Before getting started, make sure you have:
  • Python 3.9+
  • A local or remote LLM provider
    • Recommended for local use: Ollama
    • Alternatives: LMStudio, vLLM, OpenAI, Mistral
Install Ollama and pull a model:
ollama pull llama3
Make sure Ollama is running:
ollama serve

Installation

Install RAGLight from PyPI:
pip install raglight
That’s it. No additional setup required.

Option 1 — Instant RAG with the CLI

The fastest way to get started is using the interactive CLI wizard.
raglight chat
The wizard will guide you through:
  • Selecting a local folder containing your documents
  • Choosing an embedding model
  • Choosing a vector store
  • Selecting an LLM provider and model
  • Configuring ignore folders (e.g. .venv, node_modules)
Once completed, RAGLight will:
  1. Ingest your documents
  2. Build the vector store
  3. Start an interactive chat session
No Python code required.

Option 2 — Your First RAG Pipeline in Python

If you prefer explicit code, here is the minimal Python example.

1. Define your knowledge sources

from raglight.models.data_source_model import FolderSource

knowledge_base = [
    FolderSource(path="./data")  # Folder containing your documents
]

2. Create the RAG pipeline

from raglight.rag.simple_rag_api import RAGPipeline
from raglight.config.settings import Settings

pipeline = RAGPipeline(
    knowledge_base=knowledge_base,
    model_name="llama3",
    provider=Settings.OLLAMA,
    k=5
)

3. Build the pipeline

pipeline.build()
This step:
  • Parses your documents
  • Generates embeddings
  • Stores them in the vector database

4. Query your documents

response = pipeline.generate(
    "What is this project about?"
)

print(response)
You now have a fully working local RAG system.
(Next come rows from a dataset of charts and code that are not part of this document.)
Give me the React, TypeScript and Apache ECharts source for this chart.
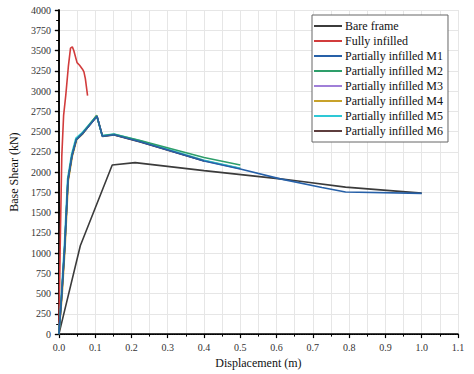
import React, { useEffect, useRef } from "react";
import * as echarts from "echarts";

const seriesNames = [
  "Bare frame",
  "Fully infilled",
  "Partially infilled M1",
  "Partially infilled M2",
  "Partially infilled M3",
  "Partially infilled M4",
  "Partially infilled M5",
  "Partially infilled M6",
];
const seriesColors = ["#3b3b3b", "#d23c3c", "#2660a8", "#2e9e6a", "#a07fd8", "#c8a22a", "#2ec8d6", "#5e3e3e"];

const bareFrame: [number, number][] = [
  [0, 0], [0.059, 1090], [0.147, 2087], [0.21, 2116], [0.4, 2018], [0.61, 1916], [0.67, 1884], [0.79, 1814], [1.0, 1740],
];
const fullyInfilled: [number, number][] = [
  [0, 0], [0.004, 1200], [0.008, 2200], [0.013, 2700], [0.019, 2950], [0.026, 3300], [0.032, 3530], [0.037, 3545],
  [0.041, 3500], [0.05, 3350], [0.057, 3318], [0.065, 3270], [0.069, 3237], [0.073, 3150], [0.079, 2943],
];
const m1: [number, number][] = [
  [0, 0], [0.008, 500], [0.016, 1070], [0.025, 1900], [0.036, 2200], [0.048, 2400], [0.066, 2480], [0.105, 2690],
  [0.12, 2442], [0.152, 2460], [0.224, 2373], [0.4, 2136], [0.5, 2038], [0.61, 1916], [0.725, 1810], [0.79, 1753], [1.0, 1737],
];
const m2: [number, number][] = [
  [0, 0], [0.008, 510], [0.016, 1080], [0.025, 1910], [0.036, 2210], [0.048, 2405], [0.066, 2485], [0.104, 2695],
  [0.12, 2446], [0.152, 2465], [0.224, 2390], [0.4, 2180], [0.5, 2087],
];
const m3: [number, number][] = [
  [0, 0], [0.008, 505], [0.016, 1075], [0.025, 1905], [0.036, 2205], [0.048, 2402], [0.066, 2482], [0.105, 2692],
  [0.12, 2444], [0.152, 2462], [0.224, 2376], [0.4, 2140], [0.5, 2042],
];
const m4: [number, number][] = [
  [0, 0], [0.009, 480], [0.017, 1060], [0.026, 1890], [0.037, 2195], [0.049, 2398], [0.067, 2478], [0.104, 2700],
  [0.12, 2444], [0.152, 2462], [0.224, 2378], [0.4, 2142], [0.5, 2044],
];
const m5: [number, number][] = [
  [0, 0], [0.007, 520], [0.015, 1090], [0.024, 1920], [0.035, 2220], [0.047, 2420], [0.065, 2490], [0.104, 2696],
  [0.119, 2450], [0.152, 2470], [0.224, 2385], [0.4, 2146], [0.5, 2046],
];
const m6: [number, number][] = [
  [0, 0], [0.008, 495], [0.016, 1065], [0.025, 1895], [0.036, 2198], [0.048, 2398], [0.066, 2478], [0.105, 2688],
  [0.12, 2440], [0.152, 2458], [0.224, 2372], [0.4, 2136],
];
const seriesData = [bareFrame, fullyInfilled, m1, m2, m3, m4, m5, m6];
const seriesZ = [2, 2, 9, 8, 3, 4, 5, 6];

const xTickLabels = ["0.0", "0.1", "0.2", "0.3", "0.4", "0.5", "0.6", "0.7", "0.8", "0.9", "1.0", "1.1"];

const FONT = "Liberation Serif";

export default function App() {
  const ref = useRef<HTMLDivElement>(null);
  useEffect(() => {
    if (!ref.current) return;
    const chart = echarts.init(ref.current, null, { renderer: "svg" });
    const axisLine = { lineStyle: { color: "#000", width: 1.5 } };
    chart.setOption({
      animation: false,
      backgroundColor: "#fff",
      textStyle: { fontFamily: FONT },
      grid: { left: 52, right: 16, top: 10, bottom: 37, containLabel: false },
      legend: {
        data: seriesNames,
        orient: "vertical",
        left: 312,
        top: 15,
        padding: [5, 5, 5, 2],
        itemGap: 3,
        itemWidth: 28,
        itemHeight: 2,
        icon: "rect",
        borderColor: "#666",
        borderWidth: 1,
        backgroundColor: "#fff",
        textStyle: { fontFamily: FONT, fontSize: 12, color: "#111", padding: [0, 0, 0, -2] },
      },
      xAxis: [
        {
          type: "value",
          min: 0,
          max: 1.1,
          interval: 0.1,
          name: "Displacement (m)",
          nameLocation: "middle",
          nameGap: 20,
          nameTextStyle: { fontFamily: FONT, fontSize: 12, color: "#111" },
          axisLine,
          axisTick: { show: true, inside: false, length: 4, lineStyle: { color: "#000", width: 1.2 } },
          minorTick: { show: true, splitNumber: 2, length: 2.5, lineStyle: { color: "#000", width: 1 } },
          axisLabel: {
            fontFamily: FONT,
            fontSize: 10,
            color: "#333",
            margin: 8,
            formatter: (v: number) => xTickLabels[Math.round(v * 10)] ?? v.toFixed(1),
          },
          splitLine: { show: true, lineStyle: { color: "#e6e6e6", width: 1 } },
          minorSplitLine: { show: true, lineStyle: { color: "#e6e6e6", width: 1 } },
        },
        {
          type: "value",
          position: "top",
          min: 0,
          max: 1.1,
          interval: 0.1,
          axisLine: { show: true, lineStyle: { color: "#000", width: 1.2, type: "dotted" } },
          axisTick: { show: false },
          axisLabel: { show: false },
          splitLine: { show: false },
        },
      ],
      yAxis: [
        {
          type: "value",
          min: 0,
          max: 4000,
          interval: 250,
          name: "Base Shear (kN)",
          nameLocation: "middle",
          nameGap: 38,
          nameTextStyle: { fontFamily: FONT, fontSize: 12, color: "#111" },
          axisLine,
          axisTick: { show: true, inside: false, length: 4, lineStyle: { color: "#000", width: 1.2 } },
          minorTick: { show: true, splitNumber: 2, length: 2.5, lineStyle: { color: "#000", width: 1 } },
          axisLabel: { fontFamily: FONT, fontSize: 10, color: "#333", margin: 8, formatter: (v: number) => String(v) },
          splitLine: { show: true, lineStyle: { color: "#e6e6e6", width: 1 } },
        },
        {
          type: "value",
          position: "right",
          min: 0,
          max: 4000,
          interval: 250,
          axisLine: { show: true, lineStyle: { color: "#000", width: 1.5 } },
          axisTick: { show: true, inside: true, length: 4, lineStyle: { color: "#000", width: 1.2 } },
          minorTick: { show: true, splitNumber: 2, length: 2.5, lineStyle: { color: "#000", width: 1 } },
          axisLabel: { show: false },
          splitLine: { show: false },
        },
      ],
      series: seriesNames.map((name, i) => ({
        name,
        type: "line",
        data: seriesData[i],
        showSymbol: false,
        symbol: "none",
        z: seriesZ[i],
        color: seriesColors[i],
        lineStyle: { width: 1.6, color: seriesColors[i] },
      })),
    });
    return () => chart.dispose();
  }, []);
  return <div ref={ref} style={{ width: 474, height: 374, position: "absolute", left: 0, top: 0 }} />;
}
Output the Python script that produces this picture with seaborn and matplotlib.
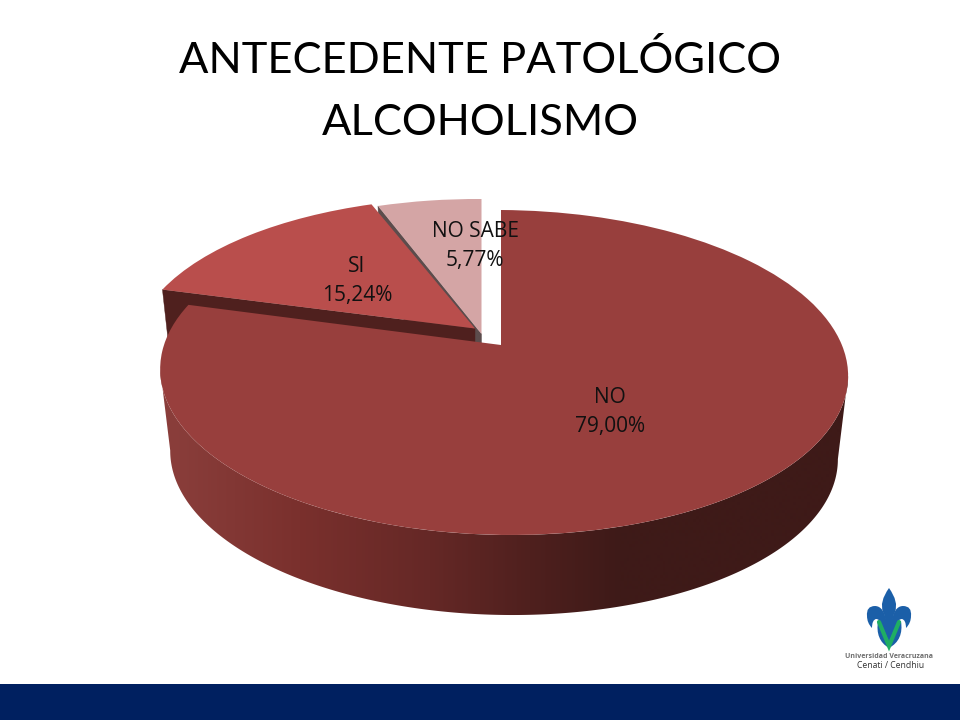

What happens under the hood?

RAGLight keeps everything explicit:
  1. Documents are ingested from your data sources
  2. Embeddings are generated using the selected model
  3. Vectors are stored in a vector database
  4. Relevant chunks are retrieved at query time
  5. The LLM generates an answer using retrieved context
Nothing is hidden or automatic unless you configure it.

Going further

Once you have a basic RAG running, you can explore:
  • Agentic RAG for multi-step retrieval and reasoning
  • RAT (Retrieval-Augmented Thinking) with reflection loops
  • Custom pipelines with the Builder API
  • Multimodal document ingestion (PDFs with images)
  • MCP integration for tool-augmented agents
Check the next sections of the documentation to dive deeper.

Next steps

  • Learn how each component works in the Core Concepts section
  • Explore ready-to-run examples in the examples/ folder
  • Customize your pipeline step by step
RAGLight is built for experimentation — start simple, then iterate.